Section 32 of that Act sets out that “the laws relating to prescription and the
limitation of actions in force in a province between subject and subject apply
to any proceedings by or against the Crown in respect of any cause of action
arising in that province”. Because the civil liability action against the Crown
was instituted in Quebec for facts that arose in Quebec, the rights applicable
to civil liability and prescription are governed by the Code. The same limitation
period also applies to an action in civil liability based on the violation of a
constitutional right: Ravndahl v Saskatchewan, 2009 SCC 7 at paragraph
17, [2009] 1 S.C.R. 181.
[24]
The applicable limitation period in this case is
three years, as established by article 2925 of the Code. Regarding the starting
point for calculating the limitation period, the second line of article 2880
states the following: “[t]he day on which the right of action arises fixes the
beginning of the period of extinctive prescription”.
[25]
In this case, the fault the applicant accuses the
Service and the Board of committing is the act of imposing a special condition
in violation of his right to silence and the decision by the Board’s Appeal
Division that upheld that condition. In other words, the wrongdoings on which
the applicant relies to institute his proceeding would be the decisions dated
December 4, 2002, and January 23, 2003. It took close to 10 years for the
applicant to institute his proceeding against the Crown given that he admitted
that he learned of the Appeal Division’s decision on or around January 24, 2003.

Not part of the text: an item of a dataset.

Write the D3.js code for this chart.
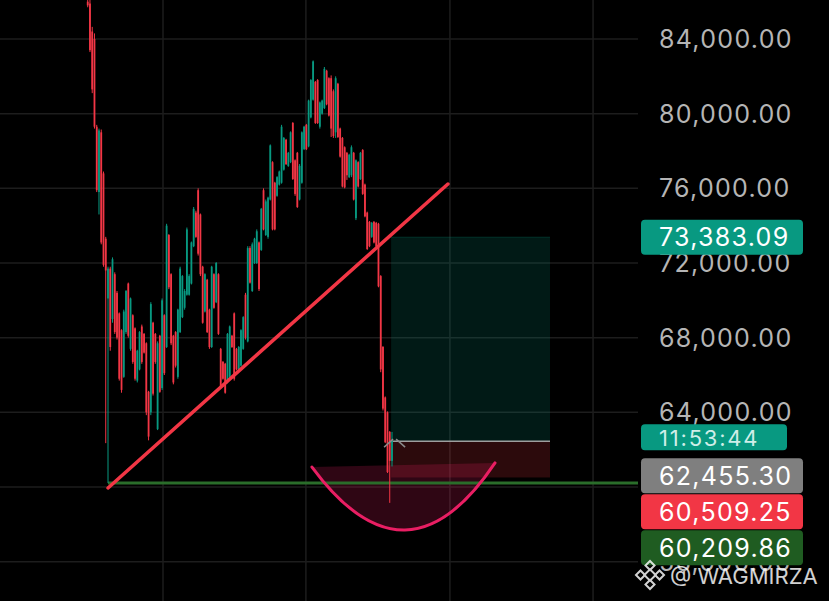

Under these circumstances, it is clear that his action is time-barred. Even if
the applicant is an inmate and is self‑represented, his obligation to act
within the limitations prescribed by the Code cannot be exempted: Kaya c Le
Journal de Montréal, [2004] JQ No 2601 at paragraphs 10-12.
[26]
The same is true for his action based on the Service’s
decision to not strike out certain information that appears in his correctional
file. That decision was made on July 15, 2009, and the applicant’s action was
filed in Court on September 14, 2012, that is, more than three years after the
decision was made.
Conclusion
[27]
In light of the foregoing, I am of the view that
the Prothonotary did not err by finding that the applicant’s action had to be
struck without possibility of amendment on the grounds that it does not comply
with Rules 294 to 299, that it does not contain any material facts that support
his action, that it is frivolous and vexatious and that it is time-barred. It
seems unnecessary, under the circumstances, to rule on the issue of whether the
applicant’s action constitutes an abuse of process because he purportedly
failed to set out in his statement of claim that he pleaded guilty to criminal
charges against him in the District of Joliette, or to determine whether he, as
a result, waived the exercise of his constitutional rights.